__Task requirements__:
Reproduce each line that includes the word "matches".

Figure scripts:
★ ★ ★ ★ ★ ★ ★

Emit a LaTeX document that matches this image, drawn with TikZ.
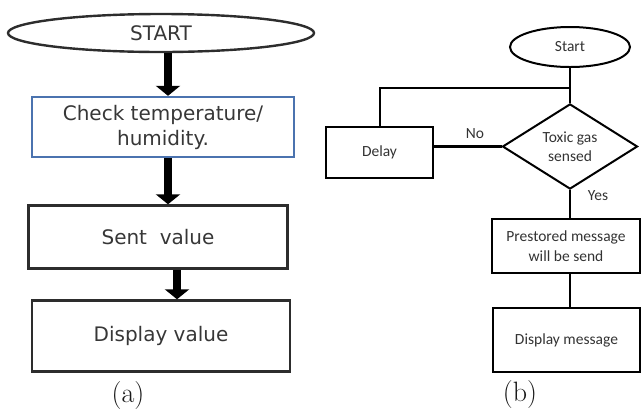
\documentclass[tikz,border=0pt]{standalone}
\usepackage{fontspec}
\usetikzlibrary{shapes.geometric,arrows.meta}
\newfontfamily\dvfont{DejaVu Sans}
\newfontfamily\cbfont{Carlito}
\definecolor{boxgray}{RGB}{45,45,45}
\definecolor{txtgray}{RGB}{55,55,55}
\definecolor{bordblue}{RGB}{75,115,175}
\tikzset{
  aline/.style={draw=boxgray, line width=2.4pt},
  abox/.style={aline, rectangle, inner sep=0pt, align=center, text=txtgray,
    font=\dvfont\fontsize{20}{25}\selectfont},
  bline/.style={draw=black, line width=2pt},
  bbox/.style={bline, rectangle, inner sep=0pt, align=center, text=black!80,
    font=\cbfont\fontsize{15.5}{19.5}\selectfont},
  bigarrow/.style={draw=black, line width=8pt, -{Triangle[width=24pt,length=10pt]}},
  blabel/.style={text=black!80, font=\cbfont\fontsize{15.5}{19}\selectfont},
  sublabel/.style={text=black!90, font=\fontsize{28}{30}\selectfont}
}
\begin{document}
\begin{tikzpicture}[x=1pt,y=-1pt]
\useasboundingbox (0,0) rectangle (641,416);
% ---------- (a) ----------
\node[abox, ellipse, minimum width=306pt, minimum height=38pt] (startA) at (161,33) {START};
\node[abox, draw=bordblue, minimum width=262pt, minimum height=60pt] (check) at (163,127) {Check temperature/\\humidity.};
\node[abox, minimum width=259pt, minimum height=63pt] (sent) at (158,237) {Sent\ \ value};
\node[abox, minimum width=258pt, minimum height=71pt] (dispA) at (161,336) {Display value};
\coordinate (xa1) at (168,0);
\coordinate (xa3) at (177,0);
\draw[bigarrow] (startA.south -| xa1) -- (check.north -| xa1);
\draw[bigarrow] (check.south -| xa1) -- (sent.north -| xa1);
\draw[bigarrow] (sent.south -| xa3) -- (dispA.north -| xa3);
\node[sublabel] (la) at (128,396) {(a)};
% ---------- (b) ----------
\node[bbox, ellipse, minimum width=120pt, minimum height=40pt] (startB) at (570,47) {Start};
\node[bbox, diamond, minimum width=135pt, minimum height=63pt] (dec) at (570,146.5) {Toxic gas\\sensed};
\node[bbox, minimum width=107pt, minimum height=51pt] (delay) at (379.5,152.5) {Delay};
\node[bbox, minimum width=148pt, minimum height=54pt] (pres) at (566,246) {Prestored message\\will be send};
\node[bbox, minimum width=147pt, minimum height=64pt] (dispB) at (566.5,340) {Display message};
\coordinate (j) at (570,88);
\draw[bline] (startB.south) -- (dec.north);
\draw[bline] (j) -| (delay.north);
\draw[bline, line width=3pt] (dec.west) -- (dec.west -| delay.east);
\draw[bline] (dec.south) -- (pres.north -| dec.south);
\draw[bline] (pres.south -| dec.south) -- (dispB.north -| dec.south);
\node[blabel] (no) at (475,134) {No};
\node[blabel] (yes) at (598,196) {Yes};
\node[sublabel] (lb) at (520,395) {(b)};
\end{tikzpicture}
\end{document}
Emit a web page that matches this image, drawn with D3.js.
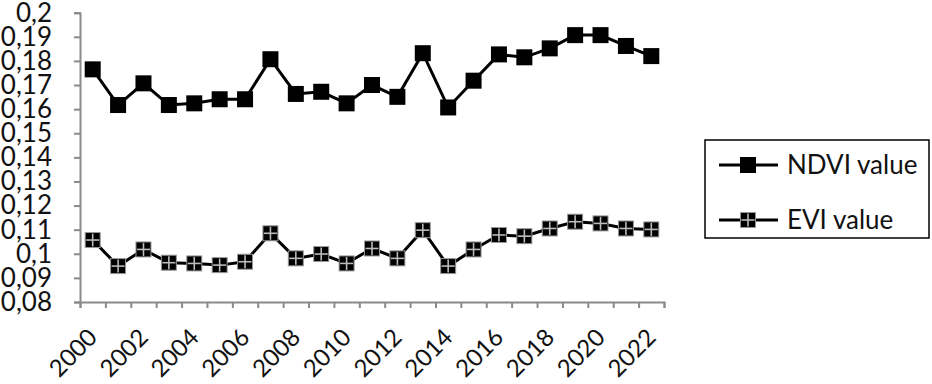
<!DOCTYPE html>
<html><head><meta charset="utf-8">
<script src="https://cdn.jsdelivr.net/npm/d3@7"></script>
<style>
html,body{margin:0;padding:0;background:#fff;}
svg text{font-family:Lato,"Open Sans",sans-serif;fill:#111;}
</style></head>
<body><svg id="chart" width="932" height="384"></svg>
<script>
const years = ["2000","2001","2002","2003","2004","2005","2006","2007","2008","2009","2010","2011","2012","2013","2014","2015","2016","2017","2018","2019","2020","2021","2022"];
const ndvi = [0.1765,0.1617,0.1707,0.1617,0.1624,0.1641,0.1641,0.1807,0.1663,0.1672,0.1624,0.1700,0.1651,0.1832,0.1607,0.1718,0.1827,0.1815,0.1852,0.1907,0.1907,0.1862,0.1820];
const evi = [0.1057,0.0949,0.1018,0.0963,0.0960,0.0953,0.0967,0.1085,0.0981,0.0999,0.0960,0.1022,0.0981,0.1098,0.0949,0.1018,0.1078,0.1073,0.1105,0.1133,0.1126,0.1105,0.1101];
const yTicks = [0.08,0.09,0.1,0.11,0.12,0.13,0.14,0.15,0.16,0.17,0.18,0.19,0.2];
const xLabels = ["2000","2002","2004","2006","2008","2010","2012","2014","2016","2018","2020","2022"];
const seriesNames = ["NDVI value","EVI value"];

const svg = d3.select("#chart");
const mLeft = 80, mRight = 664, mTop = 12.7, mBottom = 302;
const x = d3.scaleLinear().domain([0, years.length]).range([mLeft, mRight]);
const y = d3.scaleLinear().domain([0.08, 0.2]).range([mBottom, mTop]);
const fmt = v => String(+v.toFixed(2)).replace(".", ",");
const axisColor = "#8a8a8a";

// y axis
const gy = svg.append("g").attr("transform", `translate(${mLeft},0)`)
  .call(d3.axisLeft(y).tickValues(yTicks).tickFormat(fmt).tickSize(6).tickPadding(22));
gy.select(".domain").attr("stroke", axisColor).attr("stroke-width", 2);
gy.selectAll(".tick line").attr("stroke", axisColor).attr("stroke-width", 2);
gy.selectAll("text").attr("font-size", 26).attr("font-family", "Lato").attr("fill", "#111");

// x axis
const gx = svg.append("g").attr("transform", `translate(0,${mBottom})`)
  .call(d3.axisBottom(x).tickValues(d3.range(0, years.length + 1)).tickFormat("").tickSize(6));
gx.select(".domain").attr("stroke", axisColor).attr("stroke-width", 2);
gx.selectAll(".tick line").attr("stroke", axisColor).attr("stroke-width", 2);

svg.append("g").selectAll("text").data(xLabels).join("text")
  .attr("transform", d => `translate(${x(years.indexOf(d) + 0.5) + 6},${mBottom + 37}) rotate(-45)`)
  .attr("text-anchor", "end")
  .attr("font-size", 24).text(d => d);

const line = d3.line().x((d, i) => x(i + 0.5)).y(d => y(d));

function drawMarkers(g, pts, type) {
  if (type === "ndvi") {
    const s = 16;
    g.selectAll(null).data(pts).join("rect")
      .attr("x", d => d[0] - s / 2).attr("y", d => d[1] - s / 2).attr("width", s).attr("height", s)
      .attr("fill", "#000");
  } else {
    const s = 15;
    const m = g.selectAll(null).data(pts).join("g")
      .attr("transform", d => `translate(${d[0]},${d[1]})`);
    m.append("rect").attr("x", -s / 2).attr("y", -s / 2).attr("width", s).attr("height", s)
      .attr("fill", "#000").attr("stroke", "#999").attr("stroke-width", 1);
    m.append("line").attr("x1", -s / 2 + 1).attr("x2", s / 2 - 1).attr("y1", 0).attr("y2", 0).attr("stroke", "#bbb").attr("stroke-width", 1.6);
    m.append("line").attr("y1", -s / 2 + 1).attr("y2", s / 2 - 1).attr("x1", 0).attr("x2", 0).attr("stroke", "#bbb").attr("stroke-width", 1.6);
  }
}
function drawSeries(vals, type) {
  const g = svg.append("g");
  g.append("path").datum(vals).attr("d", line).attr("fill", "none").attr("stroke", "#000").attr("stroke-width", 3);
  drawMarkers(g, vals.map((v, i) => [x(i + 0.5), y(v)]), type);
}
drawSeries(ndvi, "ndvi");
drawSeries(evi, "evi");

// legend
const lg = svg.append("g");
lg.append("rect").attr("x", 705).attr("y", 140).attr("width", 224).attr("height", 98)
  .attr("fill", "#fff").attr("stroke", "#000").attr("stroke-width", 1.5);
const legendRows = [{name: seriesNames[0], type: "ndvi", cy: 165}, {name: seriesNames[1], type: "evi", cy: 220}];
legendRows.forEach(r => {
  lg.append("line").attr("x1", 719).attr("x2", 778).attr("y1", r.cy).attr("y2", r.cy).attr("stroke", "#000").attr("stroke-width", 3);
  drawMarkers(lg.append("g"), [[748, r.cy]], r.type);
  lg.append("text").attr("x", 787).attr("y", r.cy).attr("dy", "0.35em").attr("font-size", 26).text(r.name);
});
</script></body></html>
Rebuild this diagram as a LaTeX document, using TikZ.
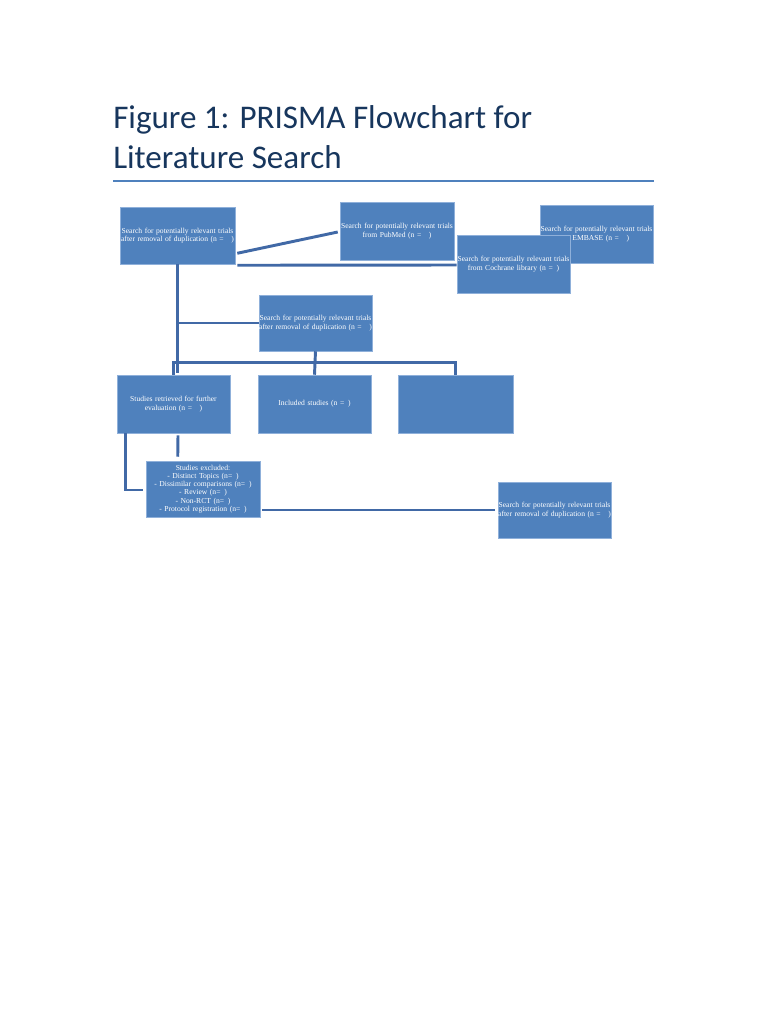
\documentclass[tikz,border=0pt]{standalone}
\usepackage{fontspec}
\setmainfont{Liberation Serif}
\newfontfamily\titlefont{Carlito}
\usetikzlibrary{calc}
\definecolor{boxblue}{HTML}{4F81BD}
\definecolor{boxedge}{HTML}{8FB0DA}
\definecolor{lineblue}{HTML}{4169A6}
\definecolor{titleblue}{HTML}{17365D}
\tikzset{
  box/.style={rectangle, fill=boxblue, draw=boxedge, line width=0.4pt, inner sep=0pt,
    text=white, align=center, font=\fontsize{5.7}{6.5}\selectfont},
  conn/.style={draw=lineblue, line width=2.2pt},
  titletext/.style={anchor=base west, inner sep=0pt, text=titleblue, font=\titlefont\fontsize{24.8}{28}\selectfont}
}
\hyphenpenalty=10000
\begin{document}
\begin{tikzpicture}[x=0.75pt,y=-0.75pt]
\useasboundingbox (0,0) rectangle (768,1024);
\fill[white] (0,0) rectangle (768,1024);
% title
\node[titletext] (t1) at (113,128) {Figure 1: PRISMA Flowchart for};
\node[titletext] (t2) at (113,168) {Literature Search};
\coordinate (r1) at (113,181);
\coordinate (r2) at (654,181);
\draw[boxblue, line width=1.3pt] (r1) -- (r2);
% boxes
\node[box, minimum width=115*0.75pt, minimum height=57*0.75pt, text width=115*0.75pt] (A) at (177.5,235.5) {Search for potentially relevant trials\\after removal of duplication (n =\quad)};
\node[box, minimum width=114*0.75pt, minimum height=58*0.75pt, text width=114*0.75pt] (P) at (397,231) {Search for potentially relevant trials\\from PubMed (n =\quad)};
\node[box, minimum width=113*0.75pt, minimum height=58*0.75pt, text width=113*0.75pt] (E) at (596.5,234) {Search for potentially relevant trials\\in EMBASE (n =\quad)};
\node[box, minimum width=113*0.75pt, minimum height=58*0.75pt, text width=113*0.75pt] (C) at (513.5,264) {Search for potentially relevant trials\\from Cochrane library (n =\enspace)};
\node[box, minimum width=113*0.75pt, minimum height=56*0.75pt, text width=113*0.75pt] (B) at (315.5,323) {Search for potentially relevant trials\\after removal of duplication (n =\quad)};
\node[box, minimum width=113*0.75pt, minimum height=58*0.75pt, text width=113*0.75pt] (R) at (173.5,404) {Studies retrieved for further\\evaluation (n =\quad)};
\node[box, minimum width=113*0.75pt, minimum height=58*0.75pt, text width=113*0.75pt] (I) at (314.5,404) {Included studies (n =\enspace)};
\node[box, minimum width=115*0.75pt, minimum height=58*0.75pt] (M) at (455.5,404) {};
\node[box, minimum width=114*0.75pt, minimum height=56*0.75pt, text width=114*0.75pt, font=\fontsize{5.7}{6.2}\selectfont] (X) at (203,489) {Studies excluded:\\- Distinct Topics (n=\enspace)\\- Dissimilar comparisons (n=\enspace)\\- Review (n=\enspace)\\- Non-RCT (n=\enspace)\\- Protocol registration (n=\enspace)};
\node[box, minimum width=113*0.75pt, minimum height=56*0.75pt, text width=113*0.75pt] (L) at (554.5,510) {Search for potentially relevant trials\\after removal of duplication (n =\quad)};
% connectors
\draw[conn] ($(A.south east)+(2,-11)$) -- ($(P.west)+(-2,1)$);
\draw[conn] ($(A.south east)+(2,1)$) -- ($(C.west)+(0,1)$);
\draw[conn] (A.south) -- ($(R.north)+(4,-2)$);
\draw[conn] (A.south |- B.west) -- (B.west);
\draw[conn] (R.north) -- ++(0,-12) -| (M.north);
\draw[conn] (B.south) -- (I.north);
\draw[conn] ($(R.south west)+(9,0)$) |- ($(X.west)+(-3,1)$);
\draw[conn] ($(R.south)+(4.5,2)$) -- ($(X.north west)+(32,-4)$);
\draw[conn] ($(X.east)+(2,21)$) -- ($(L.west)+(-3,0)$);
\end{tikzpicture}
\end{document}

★ ★ ★ ★ ★ ★ ★

__Result for this task__:
Emit a LaTeX document that matches this image, drawn with TikZ.
Emit a web page that matches this image, drawn with D3.js.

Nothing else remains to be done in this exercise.